Guests Drinking and Kissing
“There was considerable drunkenness at the gathering and most of the guests had alcohol in hand. Police noticed that none of the guests wore face masks. Policemen stated that distancing regulations were barely respected by anyone.” Police then notified the event organisers that the incident would be reported and ordered the guests to leave. “Many guests took leave of each other with hugs and some with kisses. One of the guests was dissatisfied with the police intervention and compared us to Nazis,” the log concluded.
Minister Apologised for Not Leaving Immediately
Though police did not identify which minister was at the gathering, it came to light soon after that it had been Finance Minister Bjarni Benediktsson, who is also Chairman of the Independence Party. In a Facebook post published on the morning of December 24, Bjarni stated that he and his wife were downtown the previous evening and received a call from some friends asking them to stop by the venue in question and say hello. “When we came in and went up into the hall last night I should have realized that there were more people there than rules allow.” Bjarni stated that he had been at the gathering for 15 minutes when police arrived to break it up. “The right response would have been to leave the art gallery immediately as soon as I realised that the crowd was above limits. I did not do that and I sincerely apologise for that mistake,” the Minister concluded in his post.

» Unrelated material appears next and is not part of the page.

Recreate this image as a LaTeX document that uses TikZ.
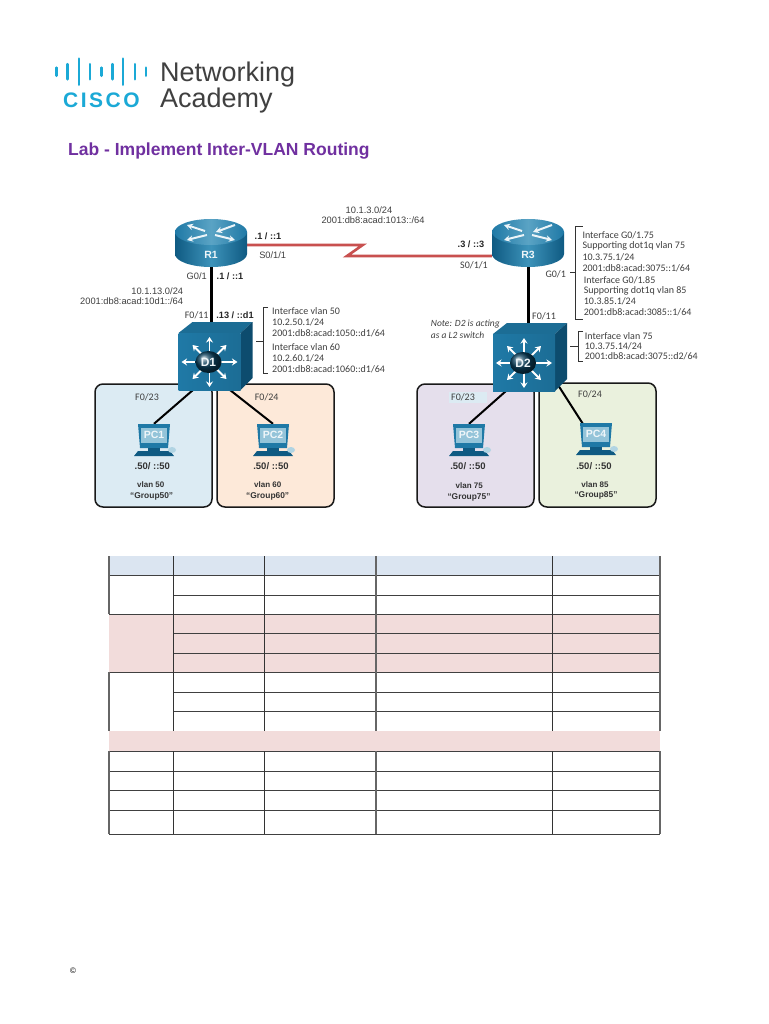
\documentclass[tikz,border=0pt]{standalone}
\usepackage{fontspec}
\usetikzlibrary{arrows.meta,shapes.geometric}
\setmainfont{Liberation Sans}
\newfontfamily\calfont{Carlito}
\newfontfamily\ciscofont{Liberation Sans}[LetterSpace=12]
\definecolor{tealb}{HTML}{1BA9D6}
\definecolor{titlep}{HTML}{7030A0}
\definecolor{txt}{HTML}{3F3F3F}
\definecolor{lnk}{HTML}{C8504F}
\definecolor{hdr}{HTML}{DBE5F1}
\definecolor{pnk}{HTML}{F2DCDB}
\definecolor{gl}{HTML}{666666}
\definecolor{boxA}{HTML}{DCEBF3}
\definecolor{boxB}{HTML}{FDE9D9}
\definecolor{boxC}{HTML}{E5DFEC}
\definecolor{boxD}{HTML}{EAF1DD}
\definecolor{ciscoD}{HTML}{0F5A82}
\definecolor{ciscoM}{HTML}{1F79A6}
\definecolor{ciscoL}{HTML}{3D93BA}
\tikzset{
  x=1pt,y=-1pt,
  note/.style={font=\calfont\fontsize{10}{10}\selectfont,text=txt,anchor=west,inner sep=0pt},
  small/.style={font=\fontsize{9.3}{10}\selectfont,text=txt,inner sep=0pt},
  port/.style={font=\calfont\fontsize{10}{10}\selectfont,text=txt,inner sep=0pt},
  addr/.style={font=\bfseries\fontsize{9.2}{10}\selectfont,text=black!85,inner sep=0pt},
  pcaddr/.style={font=\bfseries\fontsize{9.5}{10}\selectfont,text=black!80,inner sep=0pt},
  vl/.style={font=\bfseries\fontsize{8}{9}\selectfont,text=black!80,inner sep=0pt},
  grp/.style={font=\bfseries\fontsize{8.4}{9}\selectfont,text=black!80,inner sep=0pt},
  vbox/.style={draw=black!90,line width=1.5pt,rounded corners=8pt},
  wire/.style={draw=black,line width=2pt},
  uplink/.style={draw=black,line width=3pt},
  bracket/.style={draw=black!80,line width=.8pt},
  devlabel/.style={font=\bfseries\fontsize{10.5}{10}\selectfont,text=white!92!ciscoL,inner sep=0pt},
  rarrow/.style={white!90!ciscoL,line width=2pt,-{Stealth[length=6pt,width=6.5pt]}},
  sarrow/.style={white,line width=1.8pt,-{Stealth[length=5.5pt,width=7pt]}},
  rnode/.style={minimum width=72pt,minimum height=48pt,inner sep=0pt},
  snode/.style={minimum width=74pt,minimum height=68pt,inner sep=0pt},
  pcnode/.style={minimum width=42pt,minimum height=32pt,inner sep=0pt},
  router/.pic={
    \path[left color=ciscoD,right color=ciscoD,middle color=ciscoL]
      (-36,-11) -- (-36,11) arc[start angle=180,end angle=360,x radius=36,y radius=-13] -- (36,-11) -- cycle;
    \path[left color=ciscoM,right color=ciscoM,middle color=ciscoL!85!white]
      (0,-11) ellipse[x radius=36,y radius=13];
    \draw[rarrow] (-6,-12) -- (-24,-18);
    \draw[rarrow] (24,-18) -- (5,-11);
    \draw[rarrow] (-4,-8) -- (-24,-3);
    \draw[rarrow] (4,-8) -- (24,-3);
  },
  switchicon/.pic={
    \fill[ciscoM!90!black] (-31,-29) -- (-17,-40) -- (43,-40) -- (31,-29) -- cycle;
    \fill[ciscoD!85!black] (31,-29) -- (43,-40) -- (43,16) -- (31,28) -- cycle;
    \path[left color=ciscoM,right color=ciscoM!90!black] (-31,-29) rectangle (31,28);
    \foreach \a/\r in {0/28,45/24,90/25,135/24,180/28,225/24,270/25,315/24}{
      \draw[sarrow] (\a:10) -- (\a:\r);
    }
    \shade[ball color=ciscoD!70!black] (-1,0) ellipse[x radius=13,y radius=11];
  },
  pcicon/.pic={
    \fill[ciscoM] (-16,-16) -- (16,-16) -- (14,8) -- (-14,8) -- cycle;
    \fill[ciscoL!55!white] (-13,-12) rectangle (13,3);
    \fill[ciscoD] (-6,8) rectangle (6,11);
    \fill[ciscoD] (-16,11) -- (16,11) -- (20,16) -- (-20,16) -- cycle;
    \fill[ciscoL!40!white] (18,10) ellipse[x radius=4,y radius=3];
  }
}
\begin{document}
\begin{tikzpicture}
\path[fill=white,use as bounding box] (0,0) rectangle (768,1024);

% logo
\foreach \bx/\h in {56.7/4,67.7/7.5,79/13,90/7.5,101.7/4,112.7/7.5,123/13,135/7.5,146/4}{
  \draw[tealb,line width=2.8pt,line cap=round] (\bx,71.7-\h) -- (\bx,71.7+\h);
}
\node[anchor=base west,inner sep=0pt,text=tealb,font=\ciscofont\bfseries\fontsize{21}{21}\selectfont] (ciscow) at (63,108) {CISCO};
\node[anchor=base west,inner sep=0pt,text=black!75,font=\fontsize{27}{27}\selectfont] (netw) at (160,82) {Networking};
\node[anchor=base west,inner sep=0pt,text=black!75,font=\fontsize{27}{27}\selectfont] (acad) at (160,108) {Academy};
\node[anchor=base west,inner sep=0pt,text=titlep,font=\bfseries\fontsize{17.5}{18}\selectfont] (title) at (68,155.5) {Lab - Implement Inter-VLAN Routing};

% vlan boxes
\draw[vbox,fill=boxA] (95,384) rectangle (212,507);
\draw[vbox,fill=boxB] (217,384) rectangle (334,507);
\draw[vbox,fill=boxC] (417,384) rectangle (534,507);
\draw[vbox,fill=boxD] (539,383) rectangle (656,507);
\fill[boxA] (449,392) rectangle (487,403);

% devices (anchors)
\node[rnode] (R1) at (211,243) {};
\node[rnode] (R3) at (528,243) {};
\node[snode] (D1) at (216,356) {};
\node[snode] (D2) at (529,357) {};
\node[pcnode] (PC1) at (154,440) {};
\node[pcnode] (PC2) at (273,440) {};
\node[pcnode] (PC3) at (469,440) {};
\node[pcnode] (PC4) at (596,439) {};
\coordinate (s1) at (362.7,245);
\coordinate (s2) at (347,256);
\coordinate (d1a) at (193,390);
\coordinate (d1b) at (230,390);
\coordinate (d2a) at (506,391);
\coordinate (d2b) at (558,385);
\coordinate (pc4t) at (583,424);

% connectors
\draw[lnk,line width=2.6pt] (R1.east |- s1) -- (s1) -- (s2) -- (R3.west |- s2);
\draw[uplink] (R1.south) -- (R1.south |- D1.north);
\draw[uplink] (R3.south) -- (R3.south |- D2.north);
\draw[wire] (d1a) -- (PC1.north);
\draw[wire] (d1b) -- (PC2.north);
\draw[wire] (d2a) -- (PC3.north);
\draw[wire] (d2b) -- (pc4t);

% icons
\pic at (211,243) {router};
\pic at (528,243) {router};
\pic at (209.5,362) {switchicon};
\pic at (524,363) {switchicon};
\pic at (154,440) {pcicon};
\pic at (273,440) {pcicon};
\pic at (469,440) {pcicon};
\pic at (596,439) {pcicon};
\node[devlabel] (lR1) at (211,255) {R1};
\node[devlabel] (lR3) at (528,255) {R3};
\node[devlabel,font=\bfseries\fontsize{12}{12}\selectfont] (lD1) at (208.5,362) {D1};
\node[devlabel,font=\bfseries\fontsize{12}{12}\selectfont] (lD2) at (523,363) {D2};
\foreach \nm/\px/\py in {PC1/154/435,PC2/273/435,PC3/469/435,PC4/596/434}{
  \node[devlabel,font=\bfseries\fontsize{10.5}{10}\selectfont] (l\nm) at (\px,\py) {\nm};
}

% link labels
\node[small] (a1) at (369,210) {10.1.3.0/24};
\node[small] (a2) at (373,220.5) {2001:db8:acad:1013::/64};
\node[addr] (a3) at (268,236) {.1 / ::1};
\node[small] (a4) at (272.7,255) {S0/1/1};
\node[small] (a5) at (196.7,275.7) {G0/1};
\node[addr] (a6) at (230,276) {.1 / ::1};
\node[small,anchor=east] (a7) at (183.3,290.7) {10.1.13.0/24};
\node[small,anchor=east] (a8) at (183.3,301) {2001:db8:acad:10d1::/64};
\node[port] (a9) at (196.7,315) {F0/11};
\node[addr] (a10) at (235,315) {.13 / ::d1};
\node[addr] (a11) at (471,244) {.3 / ::3};
\node[port] (a12) at (474,265.7) {S0/1/1};
\node[port] (a13) at (555.7,274) {G0/1};
\node[port] (a14) at (544,316) {F0/11};
\node[inner sep=0pt,anchor=west,text=txt,font=\calfont\itshape\fontsize{9.5}{10}\selectfont] (n1) at (430.7,324) {Note: D2 is acting};
\node[inner sep=0pt,anchor=west,text=txt,font=\calfont\itshape\fontsize{9.5}{10}\selectfont] (n2) at (430.7,335) {as a L2 switch};

% brackets
\draw[bracket] (268,307) -- (263,307) -- (263,373) -- (268,373);
\draw[bracket] (256,341) -- (263,341);
\draw[bracket] (582.7,226) -- (575.7,226) -- (575.7,319) -- (582.7,319);
\draw[bracket] (570,272.7) -- (575.7,272.7);
\draw[bracket] (583,331.7) -- (578,331.7) -- (578,361.7) -- (583,361.7);
\draw[bracket] (570,346.7) -- (578,346.7);

% annotations
\node[note] (t1) at (272,311.3) {Interface vlan 50};
\node[note] (t2) at (272,322.7) {10.2.50.1/24};
\node[note] (t3) at (272,333.3) {2001:db8:acad:1050::d1/64};
\node[note] (t4) at (272,347.3) {Interface vlan 60};
\node[note] (t5) at (272,358.3) {10.2.60.1/24};
\node[note] (t6) at (272,369.3) {2001:db8:acad:1060::d1/64};
\node[note] (u1) at (582.3,235.3) {Interface G0/1.75};
\node[note] (u2) at (582.3,246) {Supporting dot1q vlan 75};
\node[note] (u3) at (582.3,257) {10.3.75.1/24};
\node[note] (u4) at (582.3,268) {2001:db8:acad:3075::1/64};
\node[note] (u5) at (583.7,280.3) {Interface G0/1.85};
\node[note] (u6) at (583.7,291) {Supporting dot1q vlan 85};
\node[note] (u7) at (583.7,301.7) {10.3.85.1/24};
\node[note] (u8) at (583.7,312.7) {2001:db8:acad:3085::1/64};
\node[note] (v1) at (584.7,335.7) {Interface vlan 75};
\node[note] (v2) at (584.7,346) {10.3.75.14/24};
\node[note] (v3) at (584.7,356.7) {2001:db8:acad:3075::d2/64};

% box labels
\node[port] (p1) at (147,397.7) {F0/23};
\node[port] (p2) at (266.7,397.7) {F0/24};
\node[port] (p3) at (463,397.7) {F0/23};
\node[port] (p4) at (590,394) {F0/24};
\node[pcaddr] (q1) at (152.3,466) {.50/ ::50};
\node[pcaddr] (q2) at (271,466) {.50/ ::50};
\node[pcaddr] (q3) at (468,466) {.50/ ::50};
\node[pcaddr] (q4) at (594,466) {.50/ ::50};
\node[vl] (w1) at (150.7,485) {vlan 50};
\node[vl] (w2) at (267.7,485) {vlan 60};
\node[vl] (w3) at (469.3,485.5) {vlan 75};
\node[vl] (w4) at (595,484.5) {vlan 85};
\node[grp] (g1) at (151.7,496) {“Group50”};
\node[grp] (g2) at (267.7,496) {“Group60”};
\node[grp] (g3) at (469,497) {“Group75”};
\node[grp] (g4) at (596,495.5) {“Group85”};

% table
\fill[hdr] (109,556) rectangle (660,575.5);
\fill[pnk] (109,614) rectangle (660,672);
\fill[pnk] (109,731) rectangle (660,751);
\foreach \yy in {575.5,614,672,751,771,790.7,810,834}{
  \draw[black!75,line width=.8pt] (109,\yy) -- (660,\yy);
}
\foreach \yy in {595,633.7,653,692,711.7}{
  \draw[black!75,line width=.8pt] (173,\yy) -- (660,\yy);
}
\foreach \xx/\cc/\ww in {173/black!80/.8,264/black!80/.8,376/gl/1.1,552/black!80/.8}{
  \draw[\cc,line width=\ww pt] (\xx,556) -- (\xx,731);
  \draw[\cc,line width=\ww pt] (\xx,751) -- (\xx,834);
}
\foreach \xx in {109,660}{
  \draw[gl,line width=1.1pt] (\xx,556) -- (\xx,614);
  \draw[gl,line width=1.1pt] (\xx,672) -- (\xx,731);
  \draw[gl,line width=1.1pt] (\xx,751) -- (\xx,834);
}
\draw[gl,line width=1.1pt] (660,614) -- (660,672);

\node[inner sep=0pt,text=black,font=\fontsize{8}{8}\selectfont] (copy) at (73,971) {©};
\end{tikzpicture}
\end{document}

Á heimleið úr miðborginni í gærkvöldi fengum við Þóra símtal frá vinahjónum, sem voru stödd á listasafninu í…
Several government ministers have responded to the incident. Prime Minister Katrín Jakobsdóttir stated that Bjarni’s attendance of the event damaged trust in the government, but did not call for his resignation. Transport Minister and Progressive Party Chairman Sigurður Ingi Jóhannsson called the incident “unfortunate,” and stated that it did not set a good example, but added that it would not affect co-operation in the three-party coalition government.
The Chief Epidemiologist also responded to the incident, saying: “It is just very bad when the nation’s leaders don’t follow these rules,” adding that it was “a shame” that the incident had happened.
While opposition MPs and others outside of Parliament have called for Bjarni to resign, Political Scientist Eiríkur Bergmann believes such a move to be unlikely. Eiríkur also stated it is unlikely the incident would lead to a dissolution of the governing coalition. He speculated that it was more likely to have a negative effect on the coalition’s Left-Green Movement than Bjarni’s own Independence Party, as Independence Party voters were more likely to forgive the Minister for his actions.